- Exercise description -
Output the material exactly, but drop every image it holds.

# start of Recorded information

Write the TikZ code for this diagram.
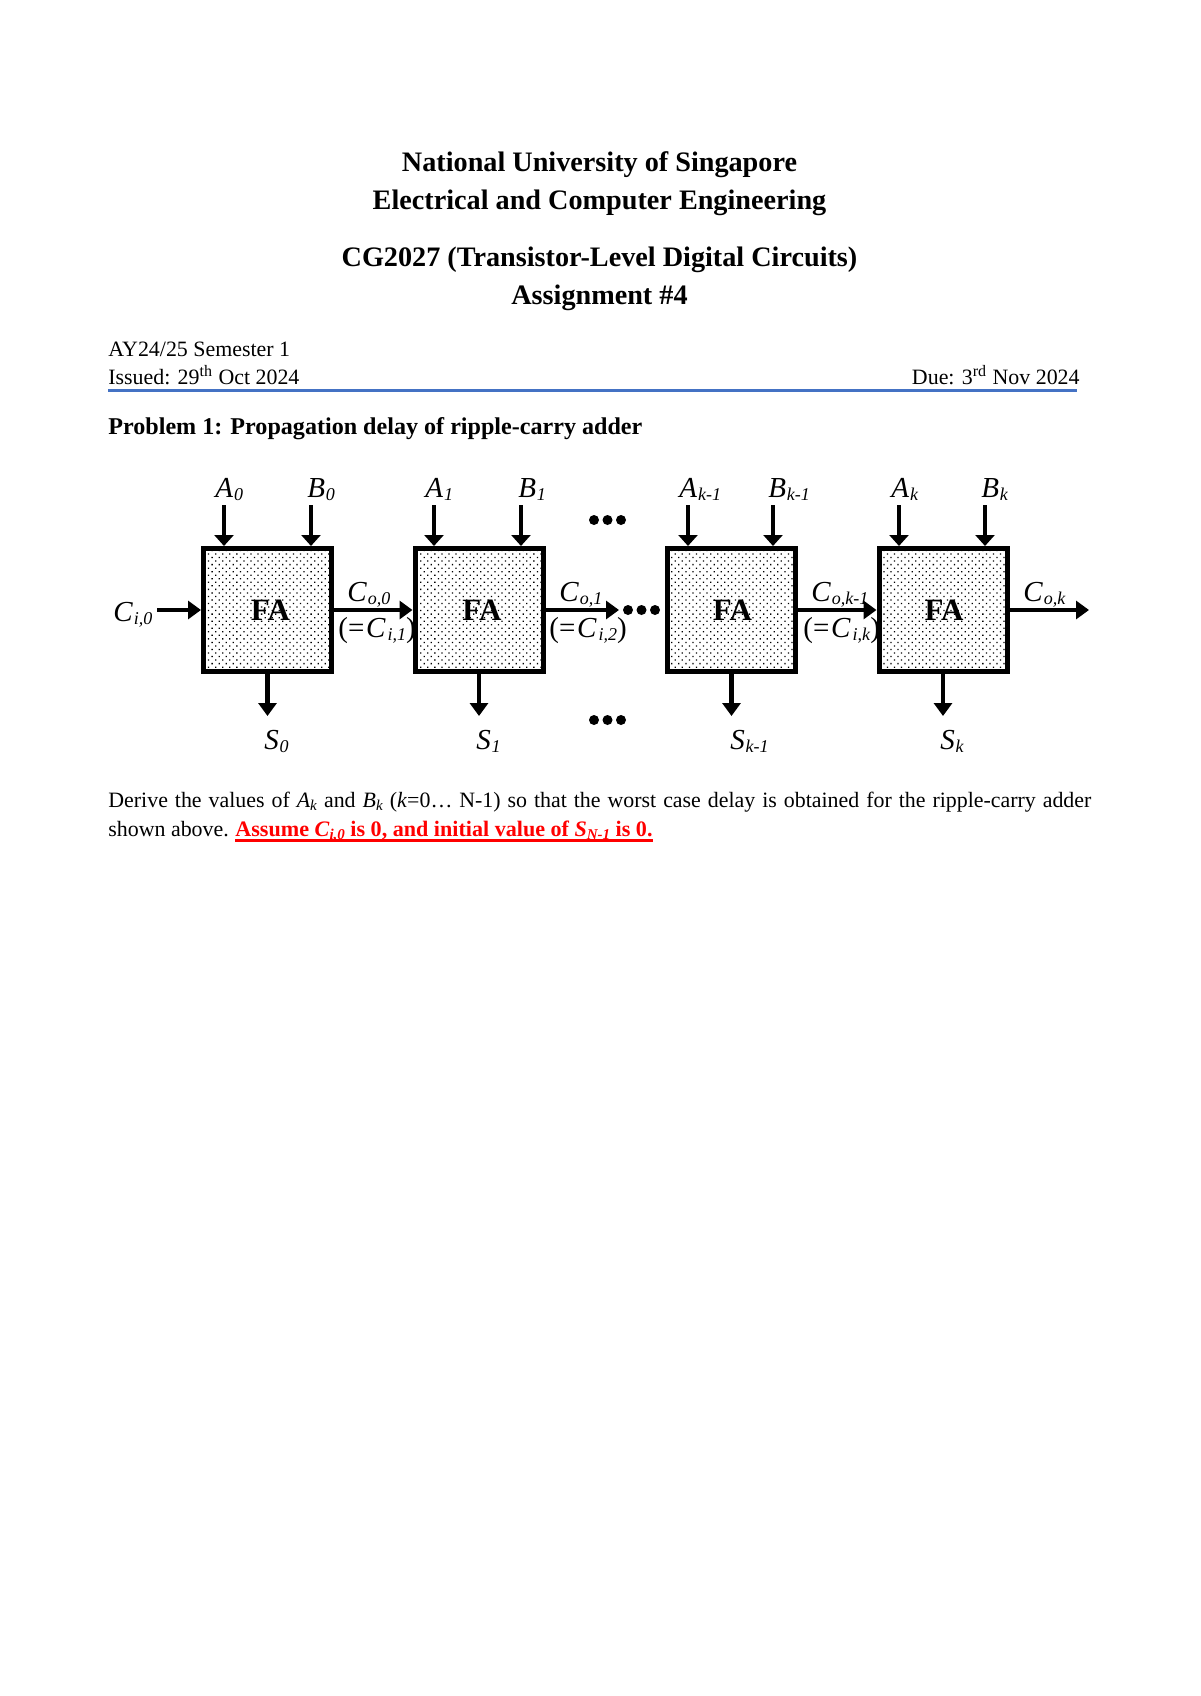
\documentclass[tikz,border=0pt]{standalone}
\usepackage{fontspec}
\usepackage{tikz}
\usetikzlibrary{arrows.meta,patterns.meta}
\setmainfont{Liberation Serif}

\definecolor{rulecol}{HTML}{4472C4}
\newcommand{\sublab}[2]{\textit{#1}\kern0.4pt\raisebox{-1.6pt}{\fontsize{9}{9}\selectfont\textit{#2}}}
\newcommand{\subtxt}[2]{\textit{#1}\raisebox{-1.3pt}{\fontsize{7.5}{7.5}\selectfont\textit{#2}}}

\tikzset{
  headline/.style = {anchor=base, font=\fontsize{14.1}{14.1}\selectfont\bfseries},
  bodyline/.style = {anchor=base west, inner sep=0pt, font=\fontsize{10.95}{10.95}\selectfont},
  siglabel/.style = {anchor=base west, inner sep=0pt, font=\fontsize{14.5}{14.5}\selectfont},
  fabox/.style = {draw, line width=2.5pt, minimum width=64pt, minimum height=61.5pt, inner sep=0pt,
    preaction={fill=white}, pattern={Dots[distance=2.5pt,angle=45,radius=0.45pt]},
    font=\fontsize{15.5}{15.5}\selectfont\bfseries},
  sigarrow/.style = {-{Triangle[length=6.5pt,width=9pt]}, line width=2.1pt},
  inarrow/.style = {-{Triangle[length=5.5pt,width=9.5pt]}, line width=2.1pt},
  dotmark/.style = {fill, circle, inner sep=0pt, minimum size=5pt},
}

\begin{document}
\begin{tikzpicture}[x=0.5pt,y=-0.5pt]
\useasboundingbox (0,0) rectangle (1200,1696);
% heading
\node [headline] (uni) at (599.5,171.5) {National University of Singapore};
\node [headline] (dept) at (599.5,209.5) {Electrical and Computer Engineering};
\node [headline] (course) at (599.5,266) {CG2027 (Transistor-Level Digital Circuits)};
\node [headline] (assign) at (599.5,304) {Assignment \#4};
\node [bodyline] (sem) at (108,356) {AY24/25 Semester 1};
\node [bodyline] (issued) at (108,384.5) {Issued: 29\textsuperscript{th} Oct 2024};
\node [bodyline, anchor=base east] (due) at (1080,384.5) {Due: 3\textsuperscript{rd} Nov 2024};
\coordinate (ruleL) at (108,390.5);
\coordinate (ruleR) at (1077,390.5);
\draw [rulecol, line width=1.5pt] (ruleL) -- (ruleR);
\node [bodyline, font=\fontsize{12.05}{12.05}\selectfont\bfseries] (prob) at (108,434.5) {Problem 1: Propagation delay of ripple-carry adder};
% labels go under the boxes
\node [siglabel] (ci0) at (113,621) {\sublab{C}{i,0}};
\node [siglabel] (a0) at (215,497) {\sublab{A}{0}};
\node [siglabel] (b0) at (307,497) {\sublab{B}{0}};
\node [siglabel] (a1) at (425,497) {\sublab{A}{1}};
\node [siglabel] (b1) at (518,497) {\sublab{B}{1}};
\node [siglabel] (ak1) at (679,497) {\sublab{A}{k-1}};
\node [siglabel] (bk1) at (768,497) {\sublab{B}{k-1}};
\node [siglabel] (ak) at (891,497) {\sublab{A}{k}};
\node [siglabel] (bk) at (981,497) {\sublab{B}{k}};
\node [siglabel] (s0) at (264,749) {\sublab{S}{0}};
\node [siglabel] (s1) at (476,749) {\sublab{S}{1}};
\node [siglabel] (sk1) at (730,749) {\sublab{S}{k-1}};
\node [siglabel] (sk) at (940,749) {\sublab{S}{k}};
\node [siglabel] (co0) at (347,601) {\sublab{C}{o,0}};
\node [siglabel] (co1) at (559,601) {\sublab{C}{o,1}};
\node [siglabel] (cok1) at (811,601) {\sublab{C}{o,k-1}};
\node [siglabel] (cok) at (1023,601) {\sublab{C}{o,k}};
\node [siglabel] (eq1) at (338,637) {(=\kern0.8pt\sublab{C}{\kern0.6pt i,1})};
\node [siglabel] (eq2) at (549,637) {(=\kern0.8pt\sublab{C}{\kern0.6pt i,2})};
\node [siglabel] (eqk) at (803,637) {(=\kern0.8pt\sublab{C}{\kern0.6pt i,k})};
% full adders
\node [fabox] (fa0) at (267.5,610) {\kern3pt FA};
\node [fabox] (fa1) at (479,610) {\kern3pt FA};
\node [fabox] (fa2) at (731.5,610) {\kern1pt FA};
\node [fabox] (fa3) at (943,610) {\kern1pt FA};
% free ends of the arrows
\coordinate (ci0start) at (157,610);
\coordinate (a0start) at (224,505);
\coordinate (b0start) at (311,505);
\coordinate (a1start) at (434,505);
\coordinate (b1start) at (521,505);
\coordinate (ak1start) at (688,505);
\coordinate (bk1start) at (773,505);
\coordinate (akstart) at (899,505);
\coordinate (bkstart) at (985,505);
\coordinate (s0end) at (267.5,716);
\coordinate (s1end) at (479,716);
\coordinate (sk1end) at (731.5,716);
\coordinate (skend) at (943,716);
\coordinate (co1end) at (619,610);
\coordinate (cokend) at (1089,610);
% arrows
\draw [sigarrow] (ci0start) -- (fa0.west);
\draw [inarrow] (a0start) -- (a0start |- fa0.north);
\draw [inarrow] (b0start) -- (b0start |- fa0.north);
\draw [inarrow] (a1start) -- (a1start |- fa1.north);
\draw [inarrow] (b1start) -- (b1start |- fa1.north);
\draw [inarrow] (ak1start) -- (ak1start |- fa2.north);
\draw [inarrow] (bk1start) -- (bk1start |- fa2.north);
\draw [inarrow] (akstart) -- (akstart |- fa3.north);
\draw [inarrow] (bkstart) -- (bkstart |- fa3.north);
\draw [sigarrow] (fa0.south) -- (s0end);
\draw [sigarrow] (fa1.south) -- (s1end);
\draw [sigarrow] (fa2.south) -- (sk1end);
\draw [sigarrow] (fa3.south) -- (skend);
\draw [sigarrow] (fa0.east) -- (fa1.west);
\draw [sigarrow] (fa1.east) -- (co1end);
\draw [sigarrow] (fa2.east) -- (fa3.west);
\draw [sigarrow] (fa3.east) -- (cokend);
% dots between the stages
\node [dotmark] (dt1) at (594,520) {};
\node [dotmark] (dt2) at (607.5,520) {};
\node [dotmark] (dt3) at (621,520) {};
\node [dotmark] (dm1) at (628,610) {};
\node [dotmark] (dm2) at (641.5,610) {};
\node [dotmark] (dm3) at (655,610) {};
\node [dotmark] (db1) at (594,720) {};
\node [dotmark] (db2) at (607.5,720) {};
\node [dotmark] (db3) at (621,720) {};
% question
\node [bodyline] (ques1) at (108,807.5) {\makebox[491.5pt][s]{Derive the values of \subtxt{A}{k} and \subtxt{B}{k} (\textit{k}=0\dots\ N-1) so that the worst case delay is obtained for the ripple-carry adder}};
\node [bodyline] (ques2) at (108,836.5) {shown above.};
\node [bodyline, red, font=\fontsize{11.05}{11.05}\selectfont\bfseries] (assume) at (235,836.5) {Assume \subtxt{C}{i,0} is 0, and initial value of \subtxt{S}{N-1} is 0.};
\coordinate (assumeL) at (235,840.5);
\draw [red, line width=1.4pt] (assumeL) -- (assumeL -| assume.east);
\end{tikzpicture}
\end{document}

# end of Recorded information

- Answer for the task -
Write the TikZ code for this diagram.
\documentclass[tikz,border=0pt]{standalone}
\usepackage{fontspec}
\usepackage{tikz}
\usetikzlibrary{arrows.meta,patterns.meta}
\setmainfont{Liberation Serif}

\definecolor{rulecol}{HTML}{4472C4}
\newcommand{\sublab}[2]{\textit{#1}\kern0.4pt\raisebox{-1.6pt}{\fontsize{9}{9}\selectfont\textit{#2}}}
\newcommand{\subtxt}[2]{\textit{#1}\raisebox{-1.3pt}{\fontsize{7.5}{7.5}\selectfont\textit{#2}}}

\tikzset{
  headline/.style = {anchor=base, font=\fontsize{14.1}{14.1}\selectfont\bfseries},
  bodyline/.style = {anchor=base west, inner sep=0pt, font=\fontsize{10.95}{10.95}\selectfont},
  siglabel/.style = {anchor=base west, inner sep=0pt, font=\fontsize{14.5}{14.5}\selectfont},
  fabox/.style = {draw, line width=2.5pt, minimum width=64pt, minimum height=61.5pt, inner sep=0pt,
    preaction={fill=white}, pattern={Dots[distance=2.5pt,angle=45,radius=0.45pt]},
    font=\fontsize{15.5}{15.5}\selectfont\bfseries},
  sigarrow/.style = {-{Triangle[length=6.5pt,width=9pt]}, line width=2.1pt},
  inarrow/.style = {-{Triangle[length=5.5pt,width=9.5pt]}, line width=2.1pt},
  dotmark/.style = {fill, circle, inner sep=0pt, minimum size=5pt},
}

\begin{document}
\begin{tikzpicture}[x=0.5pt,y=-0.5pt]
\useasboundingbox (0,0) rectangle (1200,1696);
% heading
\node [headline] (uni) at (599.5,171.5) {National University of Singapore};
\node [headline] (dept) at (599.5,209.5) {Electrical and Computer Engineering};
\node [headline] (course) at (599.5,266) {CG2027 (Transistor-Level Digital Circuits)};
\node [headline] (assign) at (599.5,304) {Assignment \#4};
\node [bodyline] (sem) at (108,356) {AY24/25 Semester 1};
\node [bodyline] (issued) at (108,384.5) {Issued: 29\textsuperscript{th} Oct 2024};
\node [bodyline, anchor=base east] (due) at (1080,384.5) {Due: 3\textsuperscript{rd} Nov 2024};
\coordinate (ruleL) at (108,390.5);
\coordinate (ruleR) at (1077,390.5);
\draw [rulecol, line width=1.5pt] (ruleL) -- (ruleR);
\node [bodyline, font=\fontsize{12.05}{12.05}\selectfont\bfseries] (prob) at (108,434.5) {Problem 1: Propagation delay of ripple-carry adder};
% labels go under the boxes
\node [siglabel] (ci0) at (113,621) {\sublab{C}{i,0}};
\node [siglabel] (a0) at (215,497) {\sublab{A}{0}};
\node [siglabel] (b0) at (307,497) {\sublab{B}{0}};
\node [siglabel] (a1) at (425,497) {\sublab{A}{1}};
\node [siglabel] (b1) at (518,497) {\sublab{B}{1}};
\node [siglabel] (ak1) at (679,497) {\sublab{A}{k-1}};
\node [siglabel] (bk1) at (768,497) {\sublab{B}{k-1}};
\node [siglabel] (ak) at (891,497) {\sublab{A}{k}};
\node [siglabel] (bk) at (981,497) {\sublab{B}{k}};
\node [siglabel] (s0) at (264,749) {\sublab{S}{0}};
\node [siglabel] (s1) at (476,749) {\sublab{S}{1}};
\node [siglabel] (sk1) at (730,749) {\sublab{S}{k-1}};
\node [siglabel] (sk) at (940,749) {\sublab{S}{k}};
\node [siglabel] (co0) at (347,601) {\sublab{C}{o,0}};
\node [siglabel] (co1) at (559,601) {\sublab{C}{o,1}};
\node [siglabel] (cok1) at (811,601) {\sublab{C}{o,k-1}};
\node [siglabel] (cok) at (1023,601) {\sublab{C}{o,k}};
\node [siglabel] (eq1) at (338,637) {(=\kern0.8pt\sublab{C}{\kern0.6pt i,1})};
\node [siglabel] (eq2) at (549,637) {(=\kern0.8pt\sublab{C}{\kern0.6pt i,2})};
\node [siglabel] (eqk) at (803,637) {(=\kern0.8pt\sublab{C}{\kern0.6pt i,k})};
% full adders
\node [fabox] (fa0) at (267.5,610) {\kern3pt FA};
\node [fabox] (fa1) at (479,610) {\kern3pt FA};
\node [fabox] (fa2) at (731.5,610) {\kern1pt FA};
\node [fabox] (fa3) at (943,610) {\kern1pt FA};
% free ends of the arrows
\coordinate (ci0start) at (157,610);
\coordinate (a0start) at (224,505);
\coordinate (b0start) at (311,505);
\coordinate (a1start) at (434,505);
\coordinate (b1start) at (521,505);
\coordinate (ak1start) at (688,505);
\coordinate (bk1start) at (773,505);
\coordinate (akstart) at (899,505);
\coordinate (bkstart) at (985,505);
\coordinate (s0end) at (267.5,716);
\coordinate (s1end) at (479,716);
\coordinate (sk1end) at (731.5,716);
\coordinate (skend) at (943,716);
\coordinate (co1end) at (619,610);
\coordinate (cokend) at (1089,610);
% arrows
\draw [sigarrow] (ci0start) -- (fa0.west);
\draw [inarrow] (a0start) -- (a0start |- fa0.north);
\draw [inarrow] (b0start) -- (b0start |- fa0.north);
\draw [inarrow] (a1start) -- (a1start |- fa1.north);
\draw [inarrow] (b1start) -- (b1start |- fa1.north);
\draw [inarrow] (ak1start) -- (ak1start |- fa2.north);
\draw [inarrow] (bk1start) -- (bk1start |- fa2.north);
\draw [inarrow] (akstart) -- (akstart |- fa3.north);
\draw [inarrow] (bkstart) -- (bkstart |- fa3.north);
\draw [sigarrow] (fa0.south) -- (s0end);
\draw [sigarrow] (fa1.south) -- (s1end);
\draw [sigarrow] (fa2.south) -- (sk1end);
\draw [sigarrow] (fa3.south) -- (skend);
\draw [sigarrow] (fa0.east) -- (fa1.west);
\draw [sigarrow] (fa1.east) -- (co1end);
\draw [sigarrow] (fa2.east) -- (fa3.west);
\draw [sigarrow] (fa3.east) -- (cokend);
% dots between the stages
\node [dotmark] (dt1) at (594,520) {};
\node [dotmark] (dt2) at (607.5,520) {};
\node [dotmark] (dt3) at (621,520) {};
\node [dotmark] (dm1) at (628,610) {};
\node [dotmark] (dm2) at (641.5,610) {};
\node [dotmark] (dm3) at (655,610) {};
\node [dotmark] (db1) at (594,720) {};
\node [dotmark] (db2) at (607.5,720) {};
\node [dotmark] (db3) at (621,720) {};
% question
\node [bodyline] (ques1) at (108,807.5) {\makebox[491.5pt][s]{Derive the values of \subtxt{A}{k} and \subtxt{B}{k} (\textit{k}=0\dots\ N-1) so that the worst case delay is obtained for the ripple-carry adder}};
\node [bodyline] (ques2) at (108,836.5) {shown above.};
\node [bodyline, red, font=\fontsize{11.05}{11.05}\selectfont\bfseries] (assume) at (235,836.5) {Assume \subtxt{C}{i,0} is 0, and initial value of \subtxt{S}{N-1} is 0.};
\coordinate (assumeL) at (235,840.5);
\draw [red, line width=1.4pt] (assumeL) -- (assumeL -| assume.east);
\end{tikzpicture}
\end{document}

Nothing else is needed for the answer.